Idiot Box: “The Great Food Truck Race” On Food Network

“The Great Food Truck Race” On Food Network

Devin D. O'Leary
\
3 min read
Fast Food
Share ::
Televised cooking competitions are a dime a dozen. This summer alone, we’re looking at “MasterChef,” “Hell’s Kitchen,” “Chopped,” “The Next Food Network Star,” “Top Chef,” “24 Hour Restaurant Battle” and others. So it’s not like audiences are starved for the fun but familiar offerings of “The Great Food Truck Race.” But it is on Food Network. What else are they gonna serve up? Cooking shows and cooking competitions pretty much cover the full menu over there. At least this one gets us out of the kitchen.

Mostly, “The Great Food Truck Race” serves as mainstream acknowledgment that gourmet food trucks are the hip new culinary trend. (Meaning, like the cupcakes in
“Cupcake Wars,” they should be old hat in a month or so.) And since these food trucks are mobile, Food Network gets to mix in a slight taste of “The Amazing Race” in the form of a coast-to-coast jaunt.

Eight teams, consisting of three people each, have been recruited for this culinary adventure. The “rules” of the competition are simple as buttered toast. The teams drive to designated cities (starting in San Diego and ending in New York City). There, they are given a fixed budget with which to purchase supplies. It’s up to them to decide where to set up their portable restaurants. The team that makes the most money wins. The team that makes the least gets booted. Last team standing in NYC wins $50,000.

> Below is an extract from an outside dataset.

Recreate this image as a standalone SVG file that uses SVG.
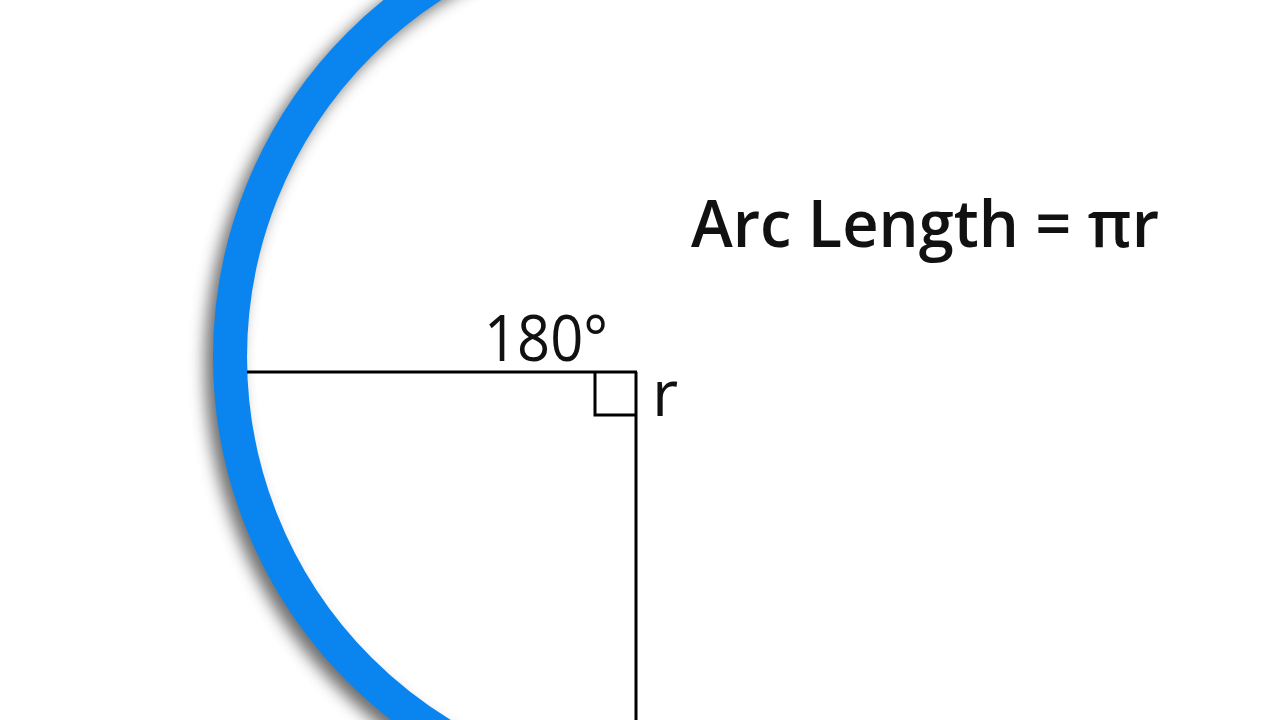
<svg xmlns="http://www.w3.org/2000/svg" width="1280" height="720" viewBox="0 0 1280 720">
  <defs>
    <filter id="shadow" x="-50%" y="-20%" width="200%" height="140%">
      <feGaussianBlur stdDeviation="8"/>
    </filter>
    <style>
      .ln { stroke: #000; stroke-width: 3; fill: none; }
      .lbl { font-family: "Open Sans", "Liberation Sans", sans-serif; fill: #111; }
    </style>
  </defs>
  <rect width="1280" height="720" fill="#fff"/>
  <g id="arc">
    <path d="M664,-77 A442,442 0 0 0 664,807" fill="none" stroke="#555" stroke-width="34" opacity="0.85" filter="url(#shadow)"/>
    <path d="M672,-85 A442,442 0 0 0 672,799" fill="none" stroke="#0A85F0" stroke-width="34"/>
  </g>
  <g id="connectors">
    <line class="ln" x1="247" y1="372" x2="637" y2="372"/>
    <line class="ln" x1="636" y1="372" x2="636" y2="720"/>
    <polyline class="ln" points="595,372 595,415 636,415"/>
  </g>
  <g id="label-180">
    <text class="lbl" x="484" y="361" font-size="64" textLength="124" lengthAdjust="spacingAndGlyphs">180°</text>
  </g>
  <g id="label-r">
    <text class="lbl" x="652" y="416" font-size="64">r</text>
  </g>
  <g id="formula">
    <text class="lbl" x="691" y="247" font-size="66" font-weight="600" textLength="468" lengthAdjust="spacingAndGlyphs">Arc Length = πr</text>
  </g>
</svg>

Given the sheer number of cooking competitions on TV, Food Network could have gone the extra distance to make this more complicated than just cook your food, make your money. From the title alone, I pictured some sort of
“Wacky Races”-style free-for-all in which competitors would set up roadblocks or pelt each other with pies or coat highways in olive oil in an attempt to prevent each other from reaching the showdown spot. No such luck. The “race” part of this is academic, simply providing a different backdrop each episode. (This week is Santa Fe!)

Since the only actual indicator of victory is profit, there isn’t a lot of subtlety to the competition. Contestants have 48 hours in which to make their money. The winners are the ones who turn the quickest profit—not necessarily the ones who make the best food. In the first episode, for example, the losing team got booted because they—somehow—forgot to fill their propane tanks before taking off on a cross-country cooking competition. Their first day was wasted looking for fuel instead of cooking.

Host
Tyler Florence does his best Ryan Seacrest impersonation but doesn’t have much to do other than tally up the receipts at the end of the show. The diverse teams (hamburger flippers, French chefs, Cajun crackups, Vietnamese sandwich makers and the like) have a bit of personality and their food does look tasty. Still, a more interaction-oriented setup would have juiced up the competition considerably. … Hey, it’s not too late to reconsider that whole pie-pelting thing, Food Network.

“The Great Food Truck Race” airs Sunday nights at 7 p.m. on Food Network.